Info dan kolaborasi: podcast@kgmedia.id

Memahami Kendali, Kunci Bahagia Ala Stoisisme

Kompas.com - 03/02/2022, 08:30 WIB
Anda bisa menjadi kolumnis !
Kriteria (salah satu): akademisi, pekerja profesional atau praktisi di bidangnya, pengamat atau pemerhati isu-isu strategis, ahli/pakar di bidang tertentu, budayawan/seniman, aktivis organisasi nonpemerintah, tokoh masyarakat, pekerja di institusi pemerintah maupun swasta, mahasiswa S2 dan S3. Cara daftar baca di sini

Oleh: Fauzi Ramadhan & Ikko Anata

SEBELUM mengikuti ujian, pastinya kita harus mempersiapkan diri dengan semaksimal mungkin agar mendapatkan hasil yang maksimal.

Salah satu yang bisa kita lakukan adalah belajar dengan sungguh-sungguh.

Namun, terkadang hasil ujian tidak sesuai ekspektasi, sedangkan kita sudah berusaha maksimal. Rasa kecewa, marah, dan sedih pasti bercampur menjadi satu.

Ketika berada dalam situasi tersebut, sering kali kita lepas kendali sehingga terjerumus ke dalam rasa sedih dan kecewa yang berlebihan.

Padahal, keduanya tak baik apabila dirasakan hingga berlarut-larut. Lantas, apa yang harus dilakukan untuk bangkit dan pulih dari hal ini?

Filsafat Stoisisme jawabannya

Filsafat stoisisme merupakan aliran filsafat yang lahir pada era Helenistik.

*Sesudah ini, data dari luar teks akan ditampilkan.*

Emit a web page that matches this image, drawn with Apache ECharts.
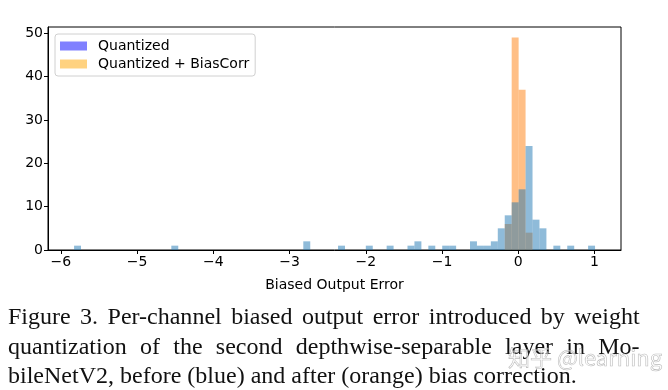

Dikutip dari artikel Bentang Pustaka, aliran filsafat ini mengajarkan manusia untuk lebih tangguh dan bahagia dengan cara mengelola ekspektasi dan menikmati dinamika kehidupan.

Dengan kata lain, aliran filsafat ini mengajarkan manusia untuk bisa mengontrol hal-hal yang terjadi dalam hidup dan bagaimana meresponsnya agar bisa menghadirkan kebahagiaan serta ketenangan.

Dalam buku Kamus Filsafat yang ditulis oleh Lorens Bagus, dijelaskan bahwa stoisisme lahir pada tahun 108 sebelum masehi di Athena dengan Zeno dari Citium sebagai pelopornya.

Mazhab Filsafat Yunani Kuno ini mengidealkan sosok manusia yang hidup selaras dengan alam, mengendalikan afeksi-afeksinya, dan menanggung penderitaan secara tenang.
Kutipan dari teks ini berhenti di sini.